Correct answer is B. App engine create applications that use Cloud SQL database connections effectively. Below is what is written in google cloud documnetation.
If your application attempts to connect to the database and does not succeed, the database could be temporarily unavailable. In this case, sending too many simultaneous connection requests might waste additional database resources and increase the time needed to recover. Using exponential backoff prevents your application from sending an unresponsive number of connection requests when it can't connect to the database.
This retry only makes sense when first connecting, or when first grabbing a connection from the pool. If errors happen in the middle of a transaction, the application must do the retrying, and it must retry from the beginning of a transaction. So even if your pool is configured properly, the application might still see errors if connections are lost.
reference link is https://cloud.google.com/sql/docs/mysql/manage-connections
Exponential backoff is a commonly used technique to handle temporary failures, such as a database server becoming temporarily unavailable. This approach retries the query, initially with a short delay and then with increasingly longer intervals between retries. Setting a cap of 15 minutes ensures that you don't excessively burden your system with constant retries.
Option C (retrying the query every second) can be too aggressive and may lead to excessive load on the server when it comes back online.
Option D (reducing the query frequency to once every hour) would result in significantly stale data and a poor user experience, which is generally not desirable for a weather app.
Option A (issuing a command to restart the database servers) is not a suitable action for a frontend component and might not address the issue effectively. Database server restarts should be managed as a part of the infrastructure and not initiated by the frontend.
correct answer -> Retry the query with exponential backoff, up to a cap of 15 minutes.
If your application attempts to connect to the database and does not succeed, the database could be temporarily unavailable. In this case, sending too many simultaneous connection requests might waste additional database resources and increase the time needed to recover. Using exponential backoff prevents your application from sending an unresponsive number of connection requests when it can't connect to the database.
Exponential backoff with a cap is a common technique used to handle temporary failures, such as database outages. In this approach, the frontend will retry the query with increasing intervals (e.g., 1s, 2s, 4s, 8s, etc.) up to a maximum interval (in this case, 15 minutes), this will help to avoid overwhelming the database servers with too many requests at once, and minimize the impact of the failure on the users.
Option A, is not recommended because it's not guaranteed that restarting the database servers will fix the problem, it could be a network or a configuration problem and it could cause more downtime.
Option C is not recommended because it could cause too many requests to be sent to the server, overwhelming the database and causing more downtime.

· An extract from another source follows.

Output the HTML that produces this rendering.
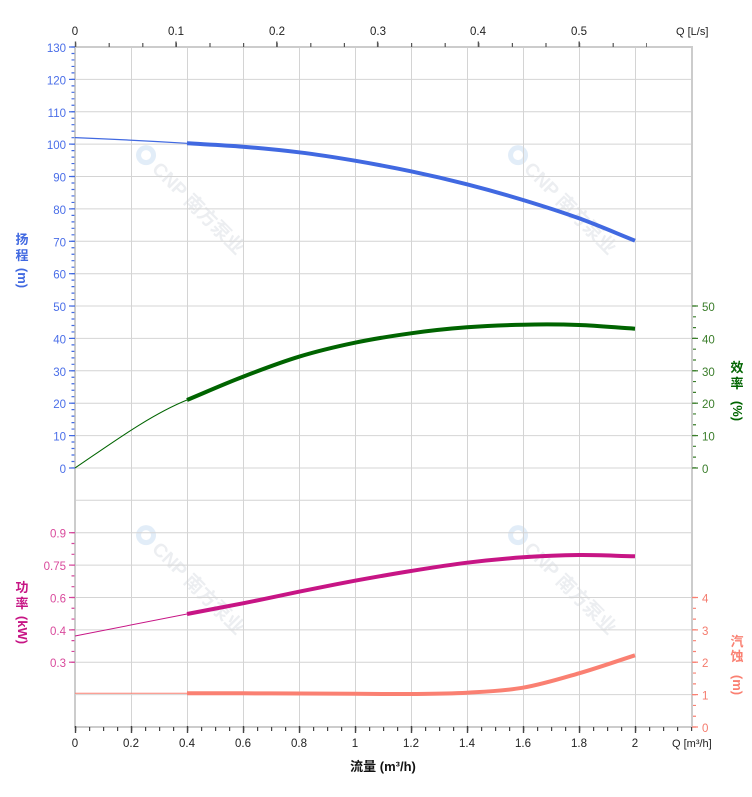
<!DOCTYPE html>
<html><head><meta charset="utf-8"><style>
html,body{margin:0;padding:0;background:#fff;}
svg{display:block;font-family:"Liberation Sans","Noto Sans CJK SC",sans-serif;}
</style></head><body>
<svg width="752" height="797" viewBox="0 0 752 797" xmlns="http://www.w3.org/2000/svg">
<rect width="752" height="797" fill="#fff"/>

<!-- watermarks -->
<g font-weight="bold" font-size="19" fill="#eceef1">
  <g transform="translate(192,211) rotate(45)">
    <circle cx="-72" cy="-7" r="10" fill="#e2edf8"/><circle cx="-72" cy="-7" r="5" fill="#fff"/>
    <text x="-58" y="0">CNP 南方泵业</text>
  </g>
  <g transform="translate(564,211) rotate(45)">
    <circle cx="-72" cy="-7" r="10" fill="#e2edf8"/><circle cx="-72" cy="-7" r="5" fill="#fff"/>
    <text x="-58" y="0">CNP 南方泵业</text>
  </g>
  <g transform="translate(192,591) rotate(45)">
    <circle cx="-72" cy="-7" r="10" fill="#e2edf8"/><circle cx="-72" cy="-7" r="5" fill="#fff"/>
    <text x="-58" y="0">CNP 南方泵业</text>
  </g>
  <g transform="translate(564,591) rotate(45)">
    <circle cx="-72" cy="-7" r="10" fill="#e2edf8"/><circle cx="-72" cy="-7" r="5" fill="#fff"/>
    <text x="-58" y="0">CNP 南方泵业</text>
  </g>
</g>

<!-- grid -->
<g stroke="#d4d4d4" stroke-width="1">
  <line x1="75" x2="692" y1="79.4" y2="79.4"/>
  <line x1="75" x2="692" y1="111.8" y2="111.8"/>
  <line x1="75" x2="692" y1="144.1" y2="144.1"/>
  <line x1="75" x2="692" y1="176.5" y2="176.5"/>
  <line x1="75" x2="692" y1="208.9" y2="208.9"/>
  <line x1="75" x2="692" y1="241.3" y2="241.3"/>
  <line x1="75" x2="692" y1="273.7" y2="273.7"/>
  <line x1="75" x2="692" y1="306.0" y2="306.0"/>
  <line x1="75" x2="692" y1="338.4" y2="338.4"/>
  <line x1="75" x2="692" y1="370.8" y2="370.8"/>
  <line x1="75" x2="692" y1="403.2" y2="403.2"/>
  <line x1="75" x2="692" y1="435.6" y2="435.6"/>
  <line x1="75" x2="692" y1="468.0" y2="468.0"/>
  <line x1="75" x2="692" y1="500.3" y2="500.3"/>
  <line x1="75" x2="692" y1="532.7" y2="532.7"/>
  <line x1="75" x2="692" y1="565.1" y2="565.1"/>
  <line x1="75" x2="692" y1="597.5" y2="597.5"/>
  <line x1="75" x2="692" y1="629.9" y2="629.9"/>
  <line x1="75" x2="692" y1="662.2" y2="662.2"/>
  <line x1="75" x2="692" y1="694.6" y2="694.6"/>
  <line x1="131.5" x2="131.5" y1="47" y2="727"/>
  <line x1="187.5" x2="187.5" y1="47" y2="727"/>
  <line x1="243.5" x2="243.5" y1="47" y2="727"/>
  <line x1="299.5" x2="299.5" y1="47" y2="727"/>
  <line x1="355.5" x2="355.5" y1="47" y2="727"/>
  <line x1="411.5" x2="411.5" y1="47" y2="727"/>
  <line x1="467.5" x2="467.5" y1="47" y2="727"/>
  <line x1="523.5" x2="523.5" y1="47" y2="727"/>
  <line x1="579.5" x2="579.5" y1="47" y2="727"/>
  <line x1="635.5" x2="635.5" y1="47" y2="727"/>
</g>
<!-- frame -->
<g stroke="#cccccc" stroke-width="2" fill="none">
  <line x1="74" x2="693" y1="47" y2="47"/>
  <line x1="74" x2="693" y1="727" y2="727"/>
  <line x1="75" x2="75" y1="46" y2="728"/>
  <line x1="692" x2="692" y1="46" y2="728"/>
</g>

<!-- top axis ticks -->
<line x1="75" x2="647" y1="45" y2="45" stroke="#555" stroke-width="4" stroke-dasharray="1.2 32.4"/>
<g stroke="#555" stroke-width="1.4">
  <line x1="75.5" x2="75.5" y1="41.5" y2="47"/>
  <line x1="176" x2="176" y1="41.5" y2="47"/>
  <line x1="276.8" x2="276.8" y1="41.5" y2="47"/>
  <line x1="377.6" x2="377.6" y1="41.5" y2="47"/>
  <line x1="478.4" x2="478.4" y1="41.5" y2="47"/>
  <line x1="579.2" x2="579.2" y1="41.5" y2="47"/>
</g>
<g font-size="11.5" fill="#222" text-anchor="middle">
  <text x="75" y="35">0</text>
  <text x="176" y="35">0.1</text>
  <text x="277" y="35">0.2</text>
  <text x="378" y="35">0.3</text>
  <text x="478" y="35">0.4</text>
  <text x="579" y="35">0.5</text>
</g>
<text x="676" y="35" font-size="11" fill="#222">Q [L/s]</text>

<!-- bottom axis ticks -->
<line x1="75" x2="693" y1="729" y2="729" stroke="#444" stroke-width="4" stroke-dasharray="1.2 12.8"/>
<g stroke="#444" stroke-width="1.4">
  <line x1="75.5" x2="75.5" y1="726" y2="733"/>
  <line x1="131.5" x2="131.5" y1="726" y2="733"/>
  <line x1="187.5" x2="187.5" y1="726" y2="733"/>
  <line x1="243.5" x2="243.5" y1="726" y2="733"/>
  <line x1="299.5" x2="299.5" y1="726" y2="733"/>
  <line x1="355.5" x2="355.5" y1="726" y2="733"/>
  <line x1="411.5" x2="411.5" y1="726" y2="733"/>
  <line x1="467.5" x2="467.5" y1="726" y2="733"/>
  <line x1="523.5" x2="523.5" y1="726" y2="733"/>
  <line x1="579.5" x2="579.5" y1="726" y2="733"/>
  <line x1="635.5" x2="635.5" y1="726" y2="733"/>
</g>
<g font-size="11.5" fill="#222" text-anchor="middle">
  <text x="75" y="747">0</text>
  <text x="131" y="747">0.2</text>
  <text x="187" y="747">0.4</text>
  <text x="243" y="747">0.6</text>
  <text x="299" y="747">0.8</text>
  <text x="355" y="747">1</text>
  <text x="411" y="747">1.2</text>
  <text x="467" y="747">1.4</text>
  <text x="523" y="747">1.6</text>
  <text x="579" y="747">1.8</text>
  <text x="635" y="747">2</text>
</g>
<text x="672" y="747" font-size="11" fill="#222">Q [m³/h]</text>
<text x="383" y="771" font-size="13" font-weight="bold" fill="#111" text-anchor="middle">流量 (m³/h)</text>

<!-- left head axis -->
<line x1="73" x2="73" y1="46.4" y2="469" stroke="#4169E1" stroke-width="3" stroke-dasharray="1.2 5.276"/>
<g stroke="#4169E1" stroke-width="1.2">
  <line x1="69" x2="75" y1="47" y2="47"/>
  <line x1="69" x2="75" y1="79.4" y2="79.4"/>
  <line x1="69" x2="75" y1="111.8" y2="111.8"/>
  <line x1="69" x2="75" y1="144.1" y2="144.1"/>
  <line x1="69" x2="75" y1="176.5" y2="176.5"/>
  <line x1="69" x2="75" y1="208.9" y2="208.9"/>
  <line x1="69" x2="75" y1="241.3" y2="241.3"/>
  <line x1="69" x2="75" y1="273.7" y2="273.7"/>
  <line x1="69" x2="75" y1="306.0" y2="306.0"/>
  <line x1="69" x2="75" y1="338.4" y2="338.4"/>
  <line x1="69" x2="75" y1="370.8" y2="370.8"/>
  <line x1="69" x2="75" y1="403.2" y2="403.2"/>
  <line x1="69" x2="75" y1="435.6" y2="435.6"/>
  <line x1="69" x2="75" y1="468.0" y2="468.0"/>
</g>
<g font-size="11.5" fill="#4a6ee8" text-anchor="end">
  <text x="66" y="52">130</text>
  <text x="66" y="84.4">120</text>
  <text x="66" y="116.8">110</text>
  <text x="66" y="149.1">100</text>
  <text x="66" y="181.5">90</text>
  <text x="66" y="213.9">80</text>
  <text x="66" y="246.3">70</text>
  <text x="66" y="278.7">60</text>
  <text x="66" y="311">50</text>
  <text x="66" y="343.4">40</text>
  <text x="66" y="375.8">30</text>
  <text x="66" y="408.2">20</text>
  <text x="66" y="440.6">10</text>
  <text x="66" y="473">0</text>
</g>
<g font-size="13" font-weight="bold" fill="#4169E1" text-anchor="middle">
  <text x="22" y="244">扬</text>
  <text x="22" y="260">程</text>
  <text transform="translate(18,278) rotate(90)" x="0" y="0">(m)</text>
</g>

<!-- left power axis -->
<line x1="73" x2="73" y1="532.1" y2="663" stroke="#d4459a" stroke-width="3" stroke-dasharray="1.2 9.594"/>
<g stroke="#d4459a" stroke-width="1.2">
  <line x1="69" x2="75" y1="532.7" y2="532.7"/>
  <line x1="69" x2="75" y1="565.1" y2="565.1"/>
  <line x1="69" x2="75" y1="597.5" y2="597.5"/>
  <line x1="69" x2="75" y1="629.9" y2="629.9"/>
  <line x1="69" x2="75" y1="662.2" y2="662.2"/>
</g>
<g font-size="11.5" fill="#d94a9c" text-anchor="end">
  <text x="66" y="537.7">0.9</text>
  <text x="66" y="570.1">0.75</text>
  <text x="66" y="602.5">0.6</text>
  <text x="66" y="634.9">0.4</text>
  <text x="66" y="667.2">0.3</text>
</g>
<g font-size="13" font-weight="bold" fill="#C71585" text-anchor="middle">
  <text x="22" y="592">功</text>
  <text x="22" y="608">率</text>
  <text transform="translate(18,630) rotate(90)" x="0" y="0">(kW)</text>
</g>

<!-- right efficiency axis -->
<line x1="694.5" x2="694.5" y1="305.4" y2="469" stroke="#3a7d2a" stroke-width="3" stroke-dasharray="1.2 9.594"/>
<g stroke="#3a7d2a" stroke-width="1.2">
  <line x1="692" x2="698" y1="306.0" y2="306.0"/>
  <line x1="692" x2="698" y1="338.4" y2="338.4"/>
  <line x1="692" x2="698" y1="370.8" y2="370.8"/>
  <line x1="692" x2="698" y1="403.2" y2="403.2"/>
  <line x1="692" x2="698" y1="435.6" y2="435.6"/>
  <line x1="692" x2="698" y1="468.0" y2="468.0"/>
</g>
<g font-size="11.5" fill="#3a7d2a">
  <text x="702" y="311">50</text>
  <text x="702" y="343.4">40</text>
  <text x="702" y="375.8">30</text>
  <text x="702" y="408.2">20</text>
  <text x="702" y="440.6">10</text>
  <text x="702" y="473">0</text>
</g>
<g font-size="13" font-weight="bold" fill="#006400" text-anchor="middle">
  <text x="737" y="372">效</text>
  <text x="737" y="388">率</text>
  <text transform="translate(733,411) rotate(90)" x="0" y="0">(%)</text>
</g>

<!-- right NPSH axis -->
<line x1="694.5" x2="694.5" y1="596.9" y2="728" stroke="#FA8072" stroke-width="3" stroke-dasharray="1.2 9.594"/>
<g stroke="#FA8072" stroke-width="1.2">
  <line x1="692" x2="698" y1="597.5" y2="597.5"/>
  <line x1="692" x2="698" y1="629.9" y2="629.9"/>
  <line x1="692" x2="698" y1="662.2" y2="662.2"/>
  <line x1="692" x2="698" y1="694.6" y2="694.6"/>
  <line x1="692" x2="698" y1="727" y2="727"/>
</g>
<g font-size="11.5" fill="#f47a6c">
  <text x="702" y="602.5">4</text>
  <text x="702" y="634.9">3</text>
  <text x="702" y="667.2">2</text>
  <text x="702" y="699.6">1</text>
  <text x="702" y="732">0</text>
</g>
<g font-size="13" font-weight="bold" fill="#FA8072" text-anchor="middle">
  <text x="737" y="646">汽</text>
  <text x="737" y="661">蚀</text>
  <text transform="translate(733,685) rotate(90)" x="0" y="0">(m)</text>
</g>

<!-- curves -->
<g fill="none" stroke-linecap="butt" stroke-linejoin="round">
  <!-- head -->
  <path d="M75,137.6 Q131,139.9 187,143.3" stroke="#4169E1" stroke-width="1.2"/>
  <path d="M187,143.3 C205.7,144.4 224.3,145.2 243,146.7 C261.7,148.2 280.3,150 299,152.3 C317.7,154.6 336.3,157.5 355,160.7 C373.7,163.9 392.3,167.4 411,171.3 C429.7,175.2 448.3,179.5 467,184.3 C485.7,189.1 504.3,194.3 523,200 C541.7,205.7 560.3,211.5 579,218.3 C597.7,225.1 616.3,233.2 635,240.7" stroke="#4169E1" stroke-width="4"/>
  <!-- efficiency -->
  <path d="M75,468 C112,443 150,415 187,400" stroke="#006400" stroke-width="1"/>
  <path d="M187,400 C205.7,392.2 224.3,383.9 243,376.7 C261.7,369.5 280.3,362.4 299,356.7 C317.7,351 336.3,346.6 355,342.7 C373.7,338.8 392.3,335.9 411,333.3 C429.7,330.7 448.3,328.7 467,327.3 C485.7,325.9 504.3,325.1 523,324.7 C541.7,324.3 560.3,324.3 579,325 C597.7,325.7 616.3,327.5 635,328.7" stroke="#006400" stroke-width="4"/>
  <!-- power -->
  <path d="M75,636 L187,614" stroke="#C71585" stroke-width="1"/>
  <path d="M187,614 C205.7,610.4 224.3,607 243,603.3 C261.7,599.6 280.3,595.5 299,591.7 C317.7,587.9 336.3,584.2 355,580.7 C373.7,577.3 392.3,574 411,571 C429.7,568 448.3,565 467,562.7 C485.7,560.4 504.3,558.6 523,557.3 C541.7,556 560.3,555.2 579,555 C597.7,554.8 616.3,555.9 635,556.3" stroke="#C71585" stroke-width="4"/>
  <!-- NPSH -->
  <path d="M75,693.3 L187,693.3" stroke="#FA8072" stroke-width="1"/>
  <path d="M187,693.3 C205.7,693.3 224.3,693.3 243,693.3 C261.7,693.3 280.3,693.4 299,693.5 C317.7,693.6 336.3,693.7 355,693.8 C373.7,693.9 392.3,694.1 411,694 C429.7,693.8 448.3,693.7 467,692.7 C485.7,691.6 504.3,690.9 523,687.7 C541.7,684.5 560.3,678.7 579,673.3 C597.7,667.9 616.3,661.3 635,655.3" stroke="#FA8072" stroke-width="4"/>
</g>
</svg>
</body></html>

Option D is not recommended because reducing the query frequency too much would result in stale data, and users will not receive the most up-to-date information.

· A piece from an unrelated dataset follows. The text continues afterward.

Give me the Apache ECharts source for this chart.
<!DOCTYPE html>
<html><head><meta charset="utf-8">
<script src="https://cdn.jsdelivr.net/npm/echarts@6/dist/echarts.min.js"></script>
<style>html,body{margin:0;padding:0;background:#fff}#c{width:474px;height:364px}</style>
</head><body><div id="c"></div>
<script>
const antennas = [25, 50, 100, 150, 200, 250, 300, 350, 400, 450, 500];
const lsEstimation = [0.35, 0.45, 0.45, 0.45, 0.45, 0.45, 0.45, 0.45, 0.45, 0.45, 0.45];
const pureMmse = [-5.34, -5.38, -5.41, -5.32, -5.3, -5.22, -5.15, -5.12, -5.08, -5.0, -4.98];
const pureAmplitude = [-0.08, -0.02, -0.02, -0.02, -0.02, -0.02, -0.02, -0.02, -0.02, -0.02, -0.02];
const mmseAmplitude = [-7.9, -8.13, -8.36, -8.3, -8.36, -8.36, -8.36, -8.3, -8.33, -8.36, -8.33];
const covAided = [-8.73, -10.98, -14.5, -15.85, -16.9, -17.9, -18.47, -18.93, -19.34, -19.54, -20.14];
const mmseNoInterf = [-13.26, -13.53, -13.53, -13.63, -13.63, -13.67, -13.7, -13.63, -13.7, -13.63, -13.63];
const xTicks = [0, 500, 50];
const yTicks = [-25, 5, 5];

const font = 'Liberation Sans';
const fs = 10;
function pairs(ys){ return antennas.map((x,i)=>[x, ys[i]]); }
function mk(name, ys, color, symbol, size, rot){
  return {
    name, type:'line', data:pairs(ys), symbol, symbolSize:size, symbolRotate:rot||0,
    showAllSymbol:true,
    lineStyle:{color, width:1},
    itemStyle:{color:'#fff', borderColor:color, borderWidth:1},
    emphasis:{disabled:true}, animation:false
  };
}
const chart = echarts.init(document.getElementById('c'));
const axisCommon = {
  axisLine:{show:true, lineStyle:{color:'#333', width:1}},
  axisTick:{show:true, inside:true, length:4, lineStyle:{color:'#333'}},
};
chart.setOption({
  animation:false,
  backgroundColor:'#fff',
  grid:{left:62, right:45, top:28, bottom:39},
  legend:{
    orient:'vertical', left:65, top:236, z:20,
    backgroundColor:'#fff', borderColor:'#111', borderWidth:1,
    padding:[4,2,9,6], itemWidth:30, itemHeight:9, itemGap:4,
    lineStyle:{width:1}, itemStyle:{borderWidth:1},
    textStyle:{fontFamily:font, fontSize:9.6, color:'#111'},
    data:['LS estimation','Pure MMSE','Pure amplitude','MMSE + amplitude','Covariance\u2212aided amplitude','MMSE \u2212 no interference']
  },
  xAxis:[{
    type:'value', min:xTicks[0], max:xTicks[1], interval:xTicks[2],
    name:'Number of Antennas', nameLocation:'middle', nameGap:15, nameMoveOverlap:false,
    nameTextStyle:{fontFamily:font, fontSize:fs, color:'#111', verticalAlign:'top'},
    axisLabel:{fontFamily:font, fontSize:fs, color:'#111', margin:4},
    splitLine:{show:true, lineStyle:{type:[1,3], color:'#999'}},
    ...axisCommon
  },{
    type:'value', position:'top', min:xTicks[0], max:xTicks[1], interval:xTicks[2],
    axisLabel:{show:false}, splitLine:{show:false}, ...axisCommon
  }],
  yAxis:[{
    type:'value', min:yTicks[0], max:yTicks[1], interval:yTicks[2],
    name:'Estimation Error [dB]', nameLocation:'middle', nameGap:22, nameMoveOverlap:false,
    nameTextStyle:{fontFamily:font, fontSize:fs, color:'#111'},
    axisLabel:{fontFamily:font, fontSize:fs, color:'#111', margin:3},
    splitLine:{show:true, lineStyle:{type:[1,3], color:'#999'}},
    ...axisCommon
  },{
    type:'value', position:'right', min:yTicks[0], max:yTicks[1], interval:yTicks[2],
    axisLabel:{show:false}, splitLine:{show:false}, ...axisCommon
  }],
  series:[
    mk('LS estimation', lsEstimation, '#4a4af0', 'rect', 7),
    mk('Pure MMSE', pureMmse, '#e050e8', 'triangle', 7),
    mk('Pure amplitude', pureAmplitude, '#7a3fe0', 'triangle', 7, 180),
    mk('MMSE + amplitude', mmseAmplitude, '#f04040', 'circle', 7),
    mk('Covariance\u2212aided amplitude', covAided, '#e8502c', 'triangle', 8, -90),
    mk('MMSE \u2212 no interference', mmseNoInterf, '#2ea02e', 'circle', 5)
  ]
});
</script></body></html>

I guess that when u have failed after 15 minutes, your app must go through a serious review before being used again, since it is not able to provide the updated results as quickly as desired.
Truncated exponential backoff is a standard error-handling strategy for network applications. In this approach, a client periodically retries a failed request with increasing delays between requests
B,
backoff is a standard error handling strategy for network applications in which a client periodically retries a failed request with increasing delays between requests. Clients should use truncated exponential backoff for all requests to Cloud Storage that return HTTP 5xx and 429 response codes, including uploads and downloads of data or metadata.